TASK PROMPT: Look at the data below and print exactly the lines from its first line through the line with "idx = list(range(len(categories)))"; the pictures stay out of the copy.

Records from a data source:
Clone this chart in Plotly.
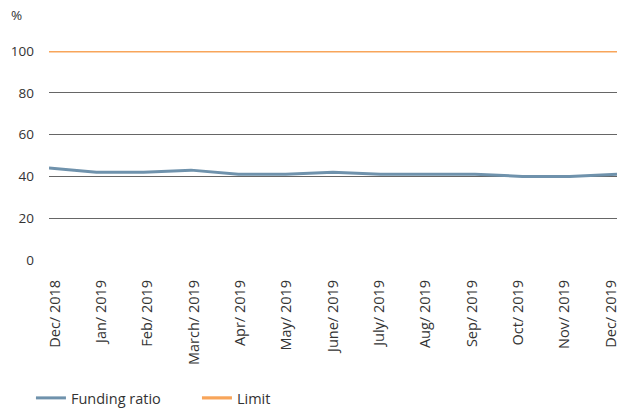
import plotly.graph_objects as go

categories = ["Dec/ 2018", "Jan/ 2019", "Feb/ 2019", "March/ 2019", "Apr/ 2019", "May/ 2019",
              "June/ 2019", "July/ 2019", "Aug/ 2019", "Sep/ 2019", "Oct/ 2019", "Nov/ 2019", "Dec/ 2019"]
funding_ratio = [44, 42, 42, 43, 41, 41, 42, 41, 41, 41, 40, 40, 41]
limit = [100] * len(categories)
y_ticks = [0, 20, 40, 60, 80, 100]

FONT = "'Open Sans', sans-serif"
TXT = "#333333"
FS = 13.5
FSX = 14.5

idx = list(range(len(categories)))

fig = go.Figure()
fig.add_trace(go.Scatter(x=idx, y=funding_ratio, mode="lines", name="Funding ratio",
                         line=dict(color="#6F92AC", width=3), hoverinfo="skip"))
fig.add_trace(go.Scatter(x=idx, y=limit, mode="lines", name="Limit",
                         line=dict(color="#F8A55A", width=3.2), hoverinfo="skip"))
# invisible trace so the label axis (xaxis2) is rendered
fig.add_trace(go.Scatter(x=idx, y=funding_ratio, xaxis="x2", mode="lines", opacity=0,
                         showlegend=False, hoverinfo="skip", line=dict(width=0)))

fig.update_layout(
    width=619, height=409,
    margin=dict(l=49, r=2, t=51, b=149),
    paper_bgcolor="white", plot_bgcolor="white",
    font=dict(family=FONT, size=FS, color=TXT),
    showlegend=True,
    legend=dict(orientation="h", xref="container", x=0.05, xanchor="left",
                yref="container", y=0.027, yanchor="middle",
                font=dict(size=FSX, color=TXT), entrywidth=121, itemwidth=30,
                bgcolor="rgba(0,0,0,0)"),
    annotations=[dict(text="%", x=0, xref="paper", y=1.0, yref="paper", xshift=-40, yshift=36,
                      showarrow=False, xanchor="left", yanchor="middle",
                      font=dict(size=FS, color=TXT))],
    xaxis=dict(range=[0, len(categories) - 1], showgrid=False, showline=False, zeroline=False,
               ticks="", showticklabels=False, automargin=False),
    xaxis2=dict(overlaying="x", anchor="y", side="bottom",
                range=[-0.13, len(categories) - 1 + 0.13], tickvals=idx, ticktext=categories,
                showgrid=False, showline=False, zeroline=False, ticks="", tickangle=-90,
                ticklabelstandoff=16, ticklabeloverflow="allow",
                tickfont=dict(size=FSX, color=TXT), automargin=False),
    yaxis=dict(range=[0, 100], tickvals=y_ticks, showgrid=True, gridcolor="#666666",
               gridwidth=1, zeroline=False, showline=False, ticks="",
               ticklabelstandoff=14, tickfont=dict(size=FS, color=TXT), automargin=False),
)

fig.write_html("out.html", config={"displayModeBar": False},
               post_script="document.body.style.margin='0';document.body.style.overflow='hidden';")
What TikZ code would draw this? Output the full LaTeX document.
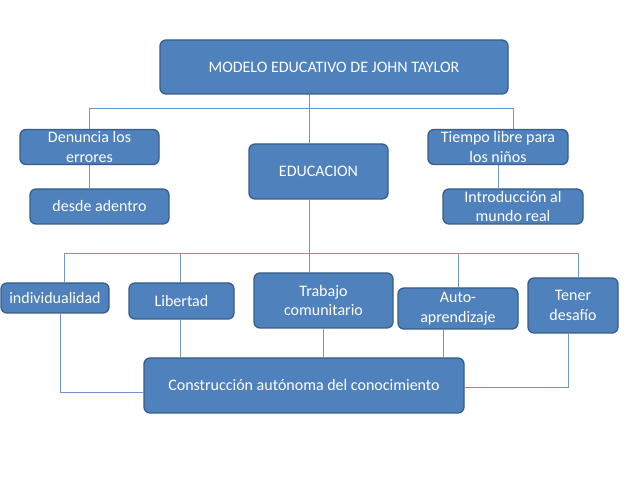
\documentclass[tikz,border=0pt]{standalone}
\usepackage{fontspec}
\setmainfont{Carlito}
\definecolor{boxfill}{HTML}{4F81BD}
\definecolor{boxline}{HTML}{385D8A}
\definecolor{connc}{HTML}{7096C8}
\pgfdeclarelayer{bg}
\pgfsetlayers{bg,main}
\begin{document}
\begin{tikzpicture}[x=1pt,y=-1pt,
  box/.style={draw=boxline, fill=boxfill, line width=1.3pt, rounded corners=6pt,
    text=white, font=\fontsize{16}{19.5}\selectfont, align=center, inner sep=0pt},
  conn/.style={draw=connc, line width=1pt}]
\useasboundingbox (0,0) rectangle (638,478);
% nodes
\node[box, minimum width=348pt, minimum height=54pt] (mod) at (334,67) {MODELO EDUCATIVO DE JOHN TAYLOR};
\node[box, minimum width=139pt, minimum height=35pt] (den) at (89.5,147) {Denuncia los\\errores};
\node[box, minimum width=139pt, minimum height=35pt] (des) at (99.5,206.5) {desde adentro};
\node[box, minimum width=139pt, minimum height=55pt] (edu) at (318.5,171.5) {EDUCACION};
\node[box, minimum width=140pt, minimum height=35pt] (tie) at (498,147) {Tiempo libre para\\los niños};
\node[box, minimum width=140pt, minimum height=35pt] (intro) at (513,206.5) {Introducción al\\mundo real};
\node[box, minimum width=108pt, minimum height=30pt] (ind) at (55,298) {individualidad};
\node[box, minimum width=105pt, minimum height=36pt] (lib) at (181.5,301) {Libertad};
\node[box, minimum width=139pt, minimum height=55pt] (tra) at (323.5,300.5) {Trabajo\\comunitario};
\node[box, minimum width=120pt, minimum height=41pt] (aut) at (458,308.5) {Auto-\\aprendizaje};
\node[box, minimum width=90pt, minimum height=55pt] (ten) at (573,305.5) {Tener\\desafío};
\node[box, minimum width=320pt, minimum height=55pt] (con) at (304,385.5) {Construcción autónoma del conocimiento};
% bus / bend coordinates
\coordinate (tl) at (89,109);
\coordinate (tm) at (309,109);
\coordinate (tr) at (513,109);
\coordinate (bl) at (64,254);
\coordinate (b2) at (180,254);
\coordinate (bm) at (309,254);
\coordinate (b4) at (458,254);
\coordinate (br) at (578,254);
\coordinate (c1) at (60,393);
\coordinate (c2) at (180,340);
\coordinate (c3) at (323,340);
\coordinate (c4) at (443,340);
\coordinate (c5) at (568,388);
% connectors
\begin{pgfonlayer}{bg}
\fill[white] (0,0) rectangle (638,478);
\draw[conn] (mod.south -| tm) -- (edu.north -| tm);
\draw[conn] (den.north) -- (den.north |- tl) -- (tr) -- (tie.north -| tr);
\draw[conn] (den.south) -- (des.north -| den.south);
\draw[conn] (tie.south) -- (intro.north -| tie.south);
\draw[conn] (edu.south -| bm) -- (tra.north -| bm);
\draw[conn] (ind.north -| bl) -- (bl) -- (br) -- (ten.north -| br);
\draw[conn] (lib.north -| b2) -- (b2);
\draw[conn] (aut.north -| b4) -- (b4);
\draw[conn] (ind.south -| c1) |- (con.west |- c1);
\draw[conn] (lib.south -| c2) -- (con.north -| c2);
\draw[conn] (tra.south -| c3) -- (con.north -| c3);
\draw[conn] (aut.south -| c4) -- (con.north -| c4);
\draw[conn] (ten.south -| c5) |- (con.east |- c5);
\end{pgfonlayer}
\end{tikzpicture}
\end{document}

FINAL ANSWER:
Clone this chart in Plotly.
import plotly.graph_objects as go

categories = ["Dec/ 2018", "Jan/ 2019", "Feb/ 2019", "March/ 2019", "Apr/ 2019", "May/ 2019",
              "June/ 2019", "July/ 2019", "Aug/ 2019", "Sep/ 2019", "Oct/ 2019", "Nov/ 2019", "Dec/ 2019"]
funding_ratio = [44, 42, 42, 43, 41, 41, 42, 41, 41, 41, 40, 40, 41]
limit = [100] * len(categories)
y_ticks = [0, 20, 40, 60, 80, 100]

FONT = "'Open Sans', sans-serif"
TXT = "#333333"
FS = 13.5
FSX = 14.5

idx = list(range(len(categories)))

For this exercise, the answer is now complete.